Wine to drugs: Walgreens will be taking over the Astor Wines and Liquors space at Astor Pl. and Fourth Ave. Because the building is landmarked, the vertical sign above the door is grandfathered and must stay, though Walgreens can change the sign to its own name. Doris Diether, chairperson of the Community Board 2 Landmarks Committee, is shocked that the Landmarks Preservation Commission is not having a hearing on the proposed changes to the building, including scraping off the exterior paint and adding a new entrance on Fourth Ave.
lost one: A reader called in and left the following message: “Please take me off your mailing list. When I saw the huge picture of Cindy Sheehan there I wanted to puke. I have two sons in Iraq and I don’t appreciate your paper anymore.” He was referring to the photo on last week’s Op-Ed page from the Veterans Day Parade in which Sheehan was marching and flashing a peace sign.
Term limits: A forum on whether term limits should be preserved or modified will be held Mon., Nov. 28, from 7 p.m. to 8:30 p.m., at the L.G.B.T. Community Services Center, 208 W. 13th St. Panelists include: Councilmember Gale Brewer, sponsor of legislation to extend term limits; Councilmember Bill Perkins, a critic of term limits; Dick Dadey, executive director of Citizens Union; Harry Kresky, counsel to the New York State Independence Party; and Deborah Goldberg of the Brennan Center for Justice, who will moderate. The event is sponsored by nine local Democratic political clubs.
Check out library meeting: The Greenwich Village Block Associations is sponsoring a forum in conjunction with Councilmember Christine Quinn concerning the proposed interior renovations and state of the exterior of the Jefferson Market Library on Nov. 29 at Our Lady of Pompei Church, at Carmine and Bleecker Sts., starting at 7 p.m. (enter on Bleecker St.).
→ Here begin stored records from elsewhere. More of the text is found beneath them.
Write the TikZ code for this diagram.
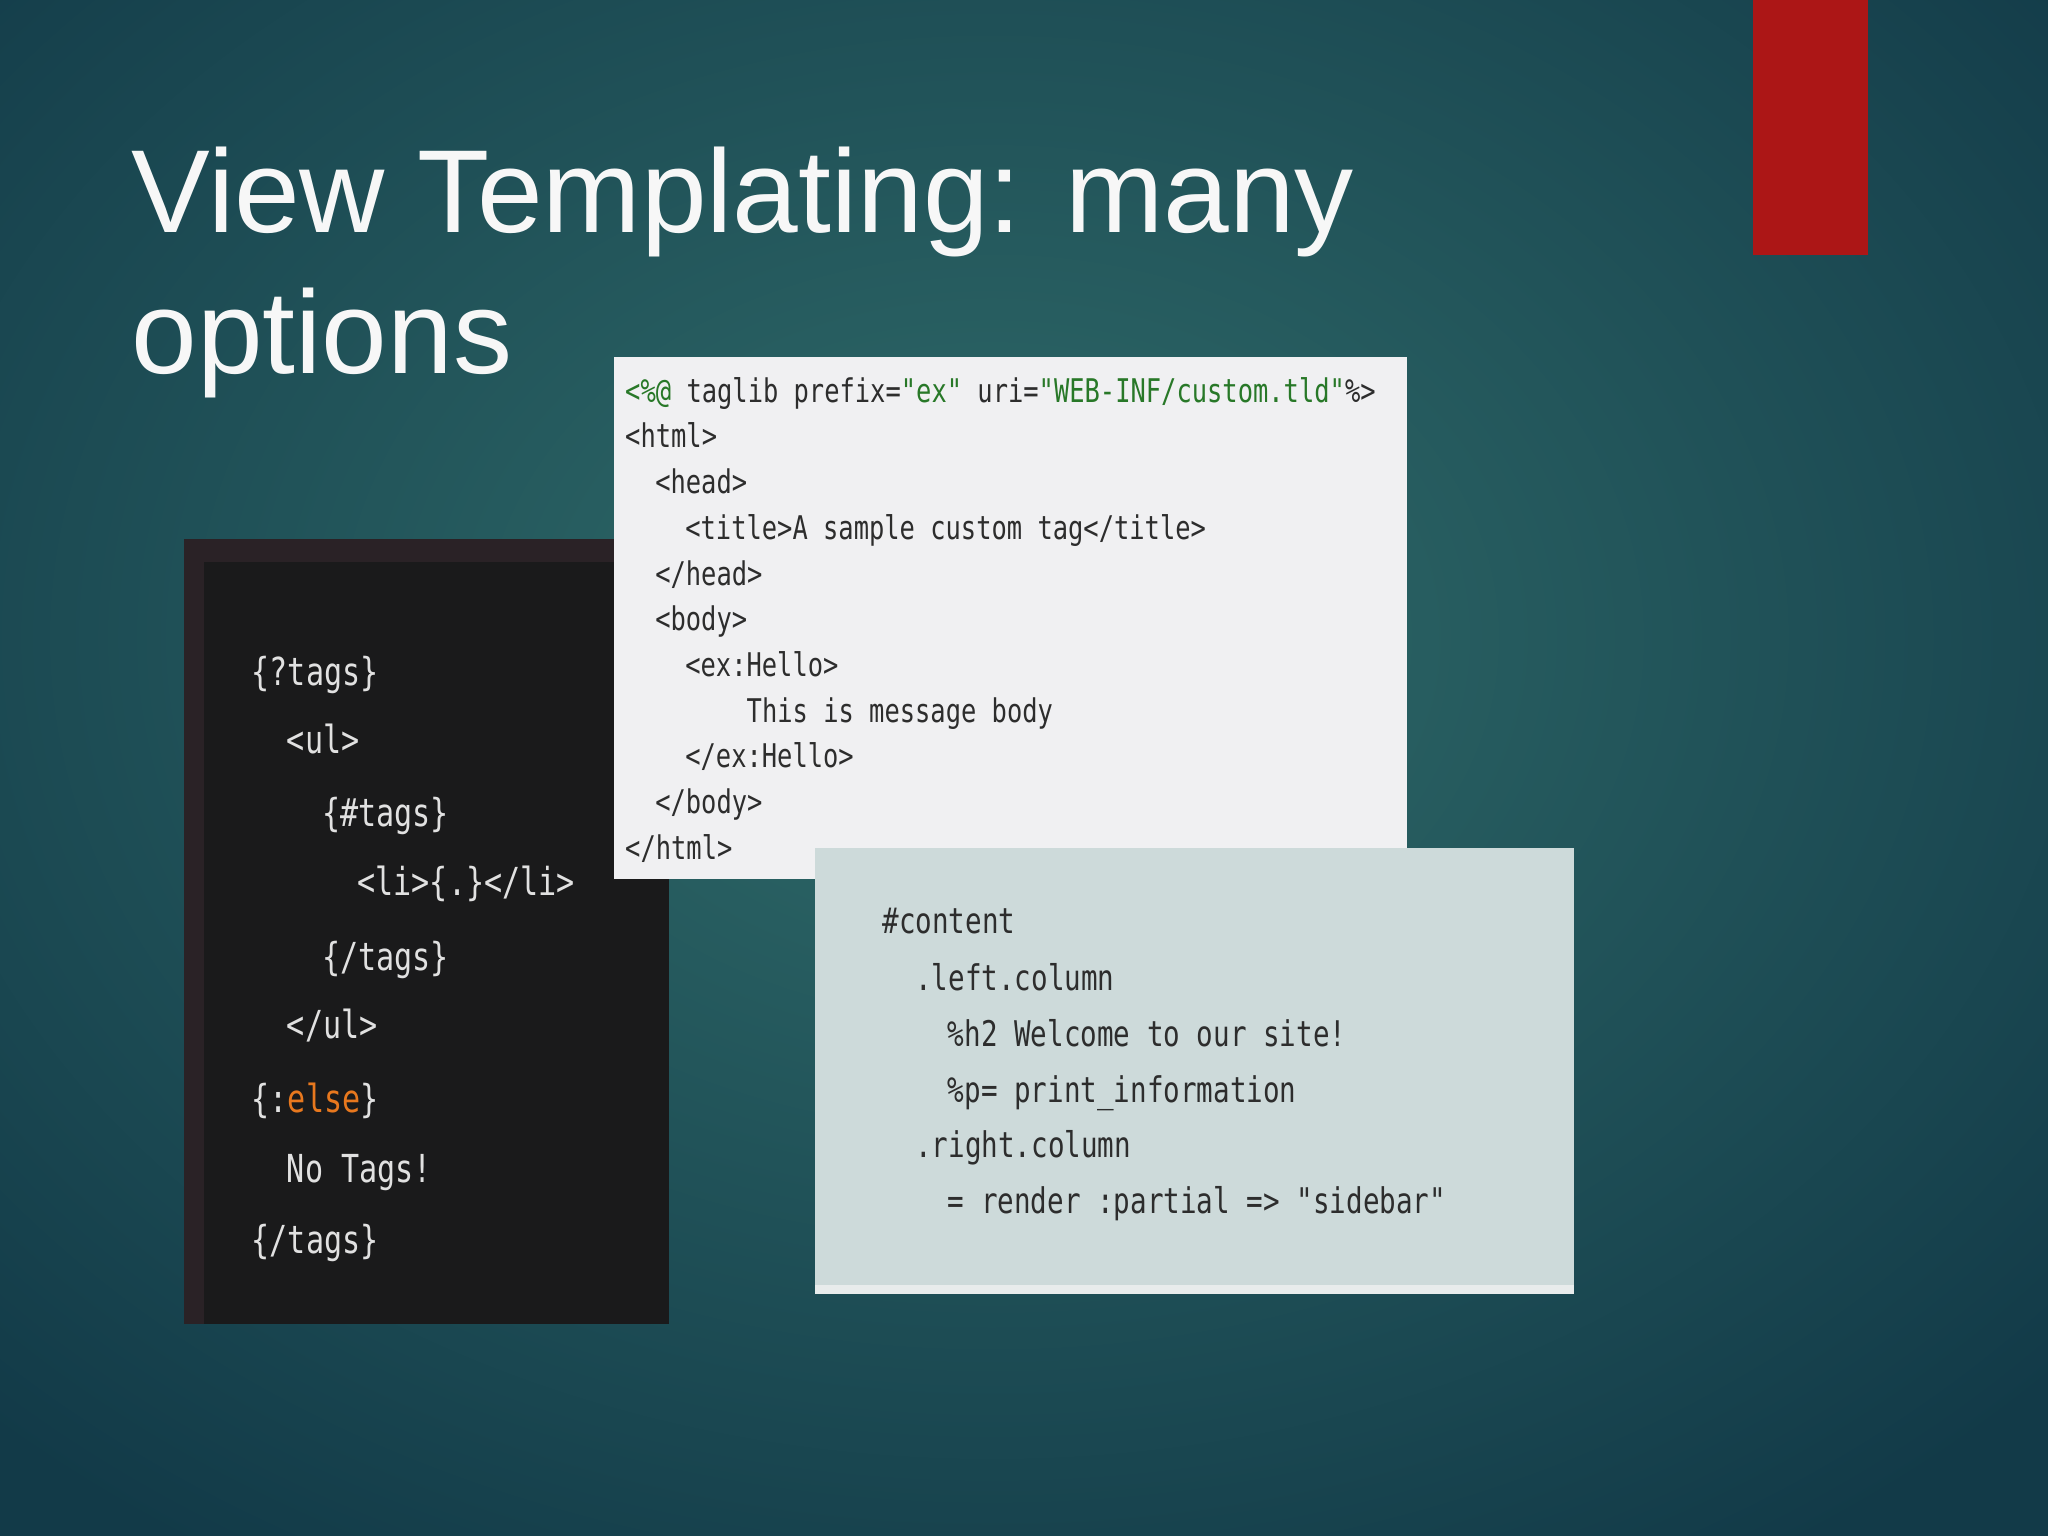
\documentclass[tikz,border=0pt]{standalone}
\usepackage{fontspec}
\setmainfont{Liberation Sans}
\newfontfamily\codefont[FakeStretch=0.78]{DejaVu Sans Mono}
\definecolor{bgin}{RGB}{48,108,106}
\definecolor{bgout}{RGB}{18,58,72}
\definecolor{redbar}{RGB}{172,22,22}
\definecolor{darkbg}{RGB}{26,26,27}
\definecolor{darkframe}{RGB}{42,34,38}
\definecolor{jspbg}{RGB}{240,240,242}
\definecolor{hamlbg}{RGB}{205,218,218}
\definecolor{hamlstrip}{RGB}{232,236,236}
\definecolor{codelight}{RGB}{225,225,225}
\definecolor{codeorange}{RGB}{232,120,30}
\definecolor{codedark}{RGB}{45,45,45}
\definecolor{codegreen}{RGB}{40,120,40}
\tikzset{
 darkcode/.style={anchor=base west,inner sep=0,text=codelight,font=\codefont\fontsize{8.4pt}{10pt}\selectfont},
 jspcode/.style={anchor=base west,inner sep=0,text=codedark,font=\codefont\fontsize{7.1pt}{9pt}\selectfont},
 hamlcode/.style={anchor=base west,inner sep=0,text=codedark,font=\codefont\fontsize{7.7pt}{9pt}\selectfont},
 titletext/.style={anchor=base west,inner sep=0,text=white!94!gray,font=\fontsize{25.7pt}{30pt}\selectfont}
}
\begin{document}
\begin{tikzpicture}[x=0.01cm,y=-0.01cm]
\useasboundingbox (0,0) rectangle (1568,1176);
\shade[inner color=bgin,outer color=bgout] (-350,-350) rectangle (1868,1326);
\fill[redbar] (1342,0) rectangle (1430,195);
\node[titletext] (t1) at (100,178) {View Templating: many};
\node[titletext] (t2) at (100,286) {options};
% dark box
\fill[darkframe] (141,413) rectangle (512,1014);
\fill[darkbg] (156,430) rectangle (512,1014);
\node[darkcode] (d1) at (192,525) {\{?tags\}};
\node[darkcode] (d2) at (219,577) {<ul>};
\node[darkcode] (d3) at (246,633) {\{\#tags\}};
\node[darkcode] (d4) at (273,686) {<li>\{.\}</li>};
\node[darkcode] (d5) at (246,743) {\{/tags\}};
\node[darkcode] (d6) at (219,795) {</ul>};
\node[darkcode] (d7) at (192,852) {\{:\textcolor{codeorange}{else}\}};
\node[darkcode] (d8) at (219,905) {No Tags!};
\node[darkcode] (d9) at (192,960) {\{/tags\}};
% jsp box
\fill[jspbg] (470,273) rectangle (1077,673);
\node[jspcode] (j1) at (478,308) {\textcolor{codegreen}{<\%@} taglib prefix=\textcolor{codegreen}{"ex"} uri=\textcolor{codegreen}{"WEB-INF/custom.tld"}\%>};
\node[jspcode] (j2) at (478,343) {<html>};
\node[jspcode] (j3) at (501,378) {<head>};
\node[jspcode] (j4) at (524,413) {<title>A sample custom tag</title>};
\node[jspcode] (j5) at (501,448) {</head>};
\node[jspcode] (j6) at (501,483) {<body>};
\node[jspcode] (j7) at (524,518) {<ex:Hello>};
\node[jspcode] (j8) at (571,553) {This is message body};
\node[jspcode] (j9) at (524,588) {</ex:Hello>};
\node[jspcode] (j10) at (501,623) {</body>};
\node[jspcode] (j11) at (478,658) {</html>};
% haml box
\fill[hamlstrip] (624,649) rectangle (1205,991);
\fill[hamlbg] (624,649) rectangle (1205,984);
\node[hamlcode] (h1) at (675,715) {\#content};
\node[hamlcode] (h2) at (700,758) {.left.column};
\node[hamlcode] (h3) at (725,801) {\%h2 Welcome to our site!};
\node[hamlcode] (h4) at (725,844) {\%p= print\_information};
\node[hamlcode] (h5) at (700,886) {.right.column};
\node[hamlcode] (h6) at (725,929) {= render :partial => "sidebar"};
\end{tikzpicture}
\end{document}
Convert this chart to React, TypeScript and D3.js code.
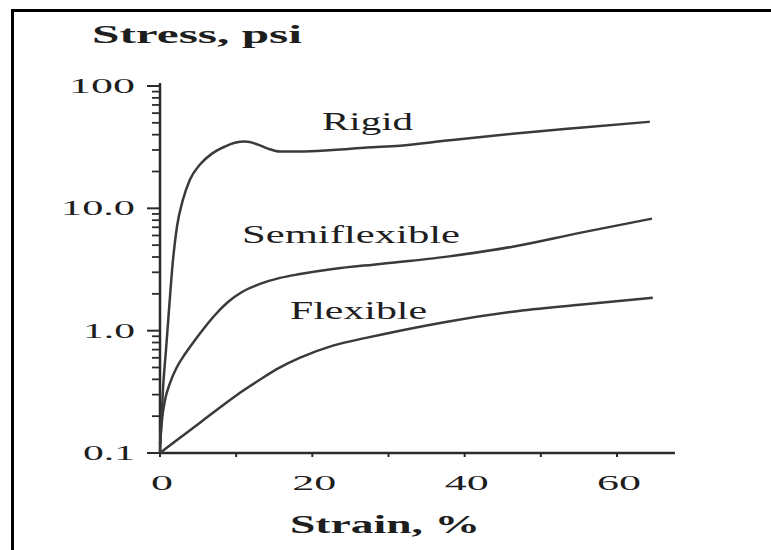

Check the G.V.B.A. Web site at www.gvba.org for updates on the forum.
Beatrice diaspora: While it’s expected that the new building owner, Bob Rinaolo, will get someone to run a new restaurant in the old Beatrice Inn space on W. 12th St., it’s said former Beatrice devotees are anxiously searching for new places to eat and will “likely disperse all over the West Village.”
De Luca’s delight: Amenties-starved Hudson Square residents and workers will appreciate Georgione 508, the latest offering from Giorgio De Luca of Dean & De Luca fame. Set to open in a few weeks, the new place, on Greenwich St. between Canal and Spring Sts., De Luca said, will be a sit-down restaurant in the day, also offering for sale packaged cheese, eggs and European butter, and at night will become a bar. It joins the new Tomato Store nearby on Canal St. where people can buy foie gras and Sotheby’s real estate in the same visit. What is it about Hudson Square that all the shops have multiple personalities? By the way, we hear Robert DeNiro was at the Tomato Store the other night for a birthday bash for one of the place’s partners.
Cube-back back story: Last week, Scoopy said New York magazine’s Intelligencer had jumped the gun on reporting the “Alamo” sculpture’s return to Astor Pl. A certain Villager photographer who had read the recent Intelligencer column called us, excitedly saying the cube would be re-installed on Nov. 14, and eager to photograph the event. The photographer e-mailed us the link to the column and we quickly read — or rather misread — it, not registering that the Nov. 14 date only referred to when the cube was to be loaded onto a truck and driven to the East Village, not when it was to be re-installed. The Intelligencer accurately reported that the cube would be back by sometime before the end of the month. Scoopy’s apologies for that rather catty item.